WOB/WLBs are more likely to be undercapitalized than their non-WOB/WLB counterparts.  At startup, WOB/WLBs are more likely than non-WOB/WLBs to face liquidity constraints. Over time (2004-2011), the share of WOB/WLB firms that are undercapitalized declines to about 39 percent. This results in a smaller share of WOB/WLBs that are undercapitalized than non-WOBS/WLBs. This shows that WOB/WLBs optimize their funding mix as time continues or that firms who did not face liquidity concerns at the onset were more likely to survive year after year.
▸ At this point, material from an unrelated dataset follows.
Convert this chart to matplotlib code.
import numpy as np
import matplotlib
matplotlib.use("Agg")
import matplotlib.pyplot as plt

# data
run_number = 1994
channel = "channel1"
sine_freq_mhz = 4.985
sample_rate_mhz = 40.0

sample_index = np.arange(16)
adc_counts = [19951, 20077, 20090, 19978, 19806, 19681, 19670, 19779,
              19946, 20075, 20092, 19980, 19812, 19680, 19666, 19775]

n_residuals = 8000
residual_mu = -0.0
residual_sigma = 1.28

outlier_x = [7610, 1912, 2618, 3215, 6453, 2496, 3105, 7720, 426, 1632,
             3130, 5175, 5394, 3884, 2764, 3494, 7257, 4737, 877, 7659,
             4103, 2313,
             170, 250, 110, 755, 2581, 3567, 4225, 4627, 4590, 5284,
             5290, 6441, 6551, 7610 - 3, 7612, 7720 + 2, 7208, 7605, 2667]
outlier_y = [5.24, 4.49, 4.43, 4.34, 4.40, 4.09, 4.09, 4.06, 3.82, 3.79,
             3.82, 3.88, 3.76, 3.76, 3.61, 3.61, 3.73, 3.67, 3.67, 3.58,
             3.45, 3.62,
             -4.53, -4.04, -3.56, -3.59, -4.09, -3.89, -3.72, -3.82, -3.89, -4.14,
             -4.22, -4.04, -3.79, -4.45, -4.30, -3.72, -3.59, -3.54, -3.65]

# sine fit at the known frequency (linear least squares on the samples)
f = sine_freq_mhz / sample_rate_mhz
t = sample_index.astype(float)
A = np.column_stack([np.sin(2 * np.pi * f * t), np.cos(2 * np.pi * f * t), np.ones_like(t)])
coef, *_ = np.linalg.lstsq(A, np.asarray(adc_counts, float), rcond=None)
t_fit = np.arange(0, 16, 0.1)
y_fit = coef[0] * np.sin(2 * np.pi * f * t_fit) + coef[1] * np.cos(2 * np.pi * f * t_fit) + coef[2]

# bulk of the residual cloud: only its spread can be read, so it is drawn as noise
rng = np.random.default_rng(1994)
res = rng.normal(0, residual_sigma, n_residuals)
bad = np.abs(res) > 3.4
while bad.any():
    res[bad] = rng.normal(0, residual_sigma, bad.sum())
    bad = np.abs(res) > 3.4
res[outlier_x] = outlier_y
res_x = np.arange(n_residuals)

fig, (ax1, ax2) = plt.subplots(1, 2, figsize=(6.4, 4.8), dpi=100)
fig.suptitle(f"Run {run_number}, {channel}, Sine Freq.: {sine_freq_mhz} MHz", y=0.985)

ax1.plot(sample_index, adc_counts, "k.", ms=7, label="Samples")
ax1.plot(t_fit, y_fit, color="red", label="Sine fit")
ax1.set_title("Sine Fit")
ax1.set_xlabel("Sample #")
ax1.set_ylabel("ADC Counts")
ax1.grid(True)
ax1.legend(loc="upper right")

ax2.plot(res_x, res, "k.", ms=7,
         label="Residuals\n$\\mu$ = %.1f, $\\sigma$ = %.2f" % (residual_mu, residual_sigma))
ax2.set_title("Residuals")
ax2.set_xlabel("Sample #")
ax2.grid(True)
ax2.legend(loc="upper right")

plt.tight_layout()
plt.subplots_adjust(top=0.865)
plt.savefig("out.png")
Survival rates for WOB/WLBs were lower than survival rates for businesses overall.  The survival rate to 2011 of WOB/WLBs is 45 percent while for businesses overall the survival rate is 55 percent. This is consistent with prior NWBC research showing that the lower survival rates for women-owned firms is related to access to capital challenges, as opposed to directly related to female ownership.[5]

Other Insights

Increased owner industry experience has a positive effect on firm’s survival; previous startup experience does not affect survival rates. In regards to survival, a woman entrepreneur’s industry experience is an important indicator of survival; her amount of prior startup experience—or lack thereof—is not. This is an important finding because women tend to have less startup experience; however, outside funders, both debt and equity, tend to value prior startup experience highly.
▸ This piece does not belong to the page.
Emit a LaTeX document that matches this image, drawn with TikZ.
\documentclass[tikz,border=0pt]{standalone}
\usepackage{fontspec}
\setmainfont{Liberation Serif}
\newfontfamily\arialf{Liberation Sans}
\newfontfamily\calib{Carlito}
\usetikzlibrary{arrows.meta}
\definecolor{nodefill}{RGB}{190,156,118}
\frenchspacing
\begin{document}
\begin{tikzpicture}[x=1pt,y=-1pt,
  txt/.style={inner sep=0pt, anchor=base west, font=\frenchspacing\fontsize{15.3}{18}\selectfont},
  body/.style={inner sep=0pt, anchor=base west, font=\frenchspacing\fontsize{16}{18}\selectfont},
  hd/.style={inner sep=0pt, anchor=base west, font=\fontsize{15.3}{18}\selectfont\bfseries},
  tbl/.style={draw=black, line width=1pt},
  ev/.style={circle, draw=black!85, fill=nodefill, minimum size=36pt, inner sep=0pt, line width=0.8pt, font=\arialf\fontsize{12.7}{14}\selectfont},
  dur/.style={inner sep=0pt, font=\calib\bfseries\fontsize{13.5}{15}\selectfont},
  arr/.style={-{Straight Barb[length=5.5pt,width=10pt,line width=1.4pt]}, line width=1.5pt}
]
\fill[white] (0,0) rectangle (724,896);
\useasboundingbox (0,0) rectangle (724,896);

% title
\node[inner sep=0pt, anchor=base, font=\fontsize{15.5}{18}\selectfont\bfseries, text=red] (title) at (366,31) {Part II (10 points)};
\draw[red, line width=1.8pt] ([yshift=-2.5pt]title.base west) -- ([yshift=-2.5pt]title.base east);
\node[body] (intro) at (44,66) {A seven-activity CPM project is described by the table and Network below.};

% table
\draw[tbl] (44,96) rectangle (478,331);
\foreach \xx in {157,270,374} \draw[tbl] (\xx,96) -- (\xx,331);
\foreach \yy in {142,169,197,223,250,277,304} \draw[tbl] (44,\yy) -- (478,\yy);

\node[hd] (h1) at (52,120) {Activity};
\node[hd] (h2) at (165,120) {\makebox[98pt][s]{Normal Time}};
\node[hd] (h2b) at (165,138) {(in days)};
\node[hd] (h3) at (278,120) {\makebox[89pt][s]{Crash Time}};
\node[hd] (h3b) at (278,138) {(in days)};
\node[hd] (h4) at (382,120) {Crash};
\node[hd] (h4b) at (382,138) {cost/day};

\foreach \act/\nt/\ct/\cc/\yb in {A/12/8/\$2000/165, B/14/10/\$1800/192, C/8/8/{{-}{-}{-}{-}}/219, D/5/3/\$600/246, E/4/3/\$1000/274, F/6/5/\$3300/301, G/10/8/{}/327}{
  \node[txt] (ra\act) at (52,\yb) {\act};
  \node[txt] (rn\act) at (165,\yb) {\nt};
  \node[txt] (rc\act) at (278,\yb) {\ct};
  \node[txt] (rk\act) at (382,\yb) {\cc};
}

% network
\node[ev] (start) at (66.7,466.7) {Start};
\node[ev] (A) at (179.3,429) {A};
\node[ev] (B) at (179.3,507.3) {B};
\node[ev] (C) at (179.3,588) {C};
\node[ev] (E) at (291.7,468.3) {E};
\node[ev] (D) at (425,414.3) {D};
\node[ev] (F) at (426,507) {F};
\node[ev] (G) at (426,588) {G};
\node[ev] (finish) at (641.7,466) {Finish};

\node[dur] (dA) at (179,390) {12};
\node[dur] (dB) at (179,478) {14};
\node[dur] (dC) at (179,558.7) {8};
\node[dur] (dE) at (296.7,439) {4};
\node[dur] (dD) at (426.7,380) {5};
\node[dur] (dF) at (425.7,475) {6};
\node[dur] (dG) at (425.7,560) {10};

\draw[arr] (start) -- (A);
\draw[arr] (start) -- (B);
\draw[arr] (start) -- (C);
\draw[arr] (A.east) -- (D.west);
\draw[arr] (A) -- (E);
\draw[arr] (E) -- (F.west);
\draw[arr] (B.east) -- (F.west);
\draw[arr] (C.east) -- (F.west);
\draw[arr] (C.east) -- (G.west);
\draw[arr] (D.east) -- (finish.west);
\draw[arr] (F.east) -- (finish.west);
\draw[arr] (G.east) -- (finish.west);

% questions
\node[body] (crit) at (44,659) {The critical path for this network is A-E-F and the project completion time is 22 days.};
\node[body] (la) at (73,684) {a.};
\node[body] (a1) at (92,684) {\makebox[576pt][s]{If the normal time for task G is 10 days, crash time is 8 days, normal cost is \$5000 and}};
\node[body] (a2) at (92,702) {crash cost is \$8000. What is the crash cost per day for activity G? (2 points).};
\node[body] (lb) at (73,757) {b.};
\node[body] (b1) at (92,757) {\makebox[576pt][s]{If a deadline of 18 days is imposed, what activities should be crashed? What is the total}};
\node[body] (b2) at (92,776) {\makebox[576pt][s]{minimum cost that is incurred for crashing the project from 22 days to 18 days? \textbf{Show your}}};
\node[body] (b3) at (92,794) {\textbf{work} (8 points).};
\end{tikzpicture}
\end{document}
Increased owner industry experience and owner education positively affect the propensity to remain in business.  Prior owner startup experience has no effect on firm survival. Although unexpected, the owner startup experience variable had negative and statistically significant coefficients in three years, two of which were during the Great Recession.  This shows that prior business ownership is not a determinant of a successful and profitable firm.

Policy Implications:               

This research has identified several policy implications that the NWBC will take into account as it creates its recommendations for 2016.

Entrepreneurs:

  • Pursue effective networking in order to assemble teams that address gaps, given the positive effect of industry experience and education on firm survival, profitability, and employment.

Lenders/Investors:

  • Consider previous industry experience rather than startup experience when betting on an entrepreneur. Industry experience, not startup experience, is associated with firm survival. The owner’s startup experience is currently overvalued when determining if a business is investment-worthy.
  • Increase women’s access to low cost capital because dependence on high cost capital can have a snowball effect that negatively affects cash and credit management. This may involve more outreach and more education on creating a strong loan application package.

Support Organizations:

  • Educate women entrepreneurs about the importance of their capital structure and sources regardless of total amount, by developing a toolkit to assist women entrepreneurs with analyzing the cost, structure, and sources of their capital on a regular basis. 
  • Educate through gender-mixed groups and seminars that will provide a forum for entrepreneurs to discuss what works, what does not, and how to handle challenges.
  • Increase research related to examining the regulatory environment for lending to determine how this may have an effect on women and men-owned businesses. Since women receive a significant amount of their capital from bank loans, it’s important to make sure that women can access this capital as a means to grow their businesses.

 

[1] Undercapitalization. Inc.com.

[2] Geri Stengel.

[3] DesRoches, David, et al.

[4] DesRoches (2013) p. 20.

[5] See Coleman, Susan and Alicia Robb.“Access to Capital by High-Growth Women-Owned Businesses.” National Women’s Business Council. (2014).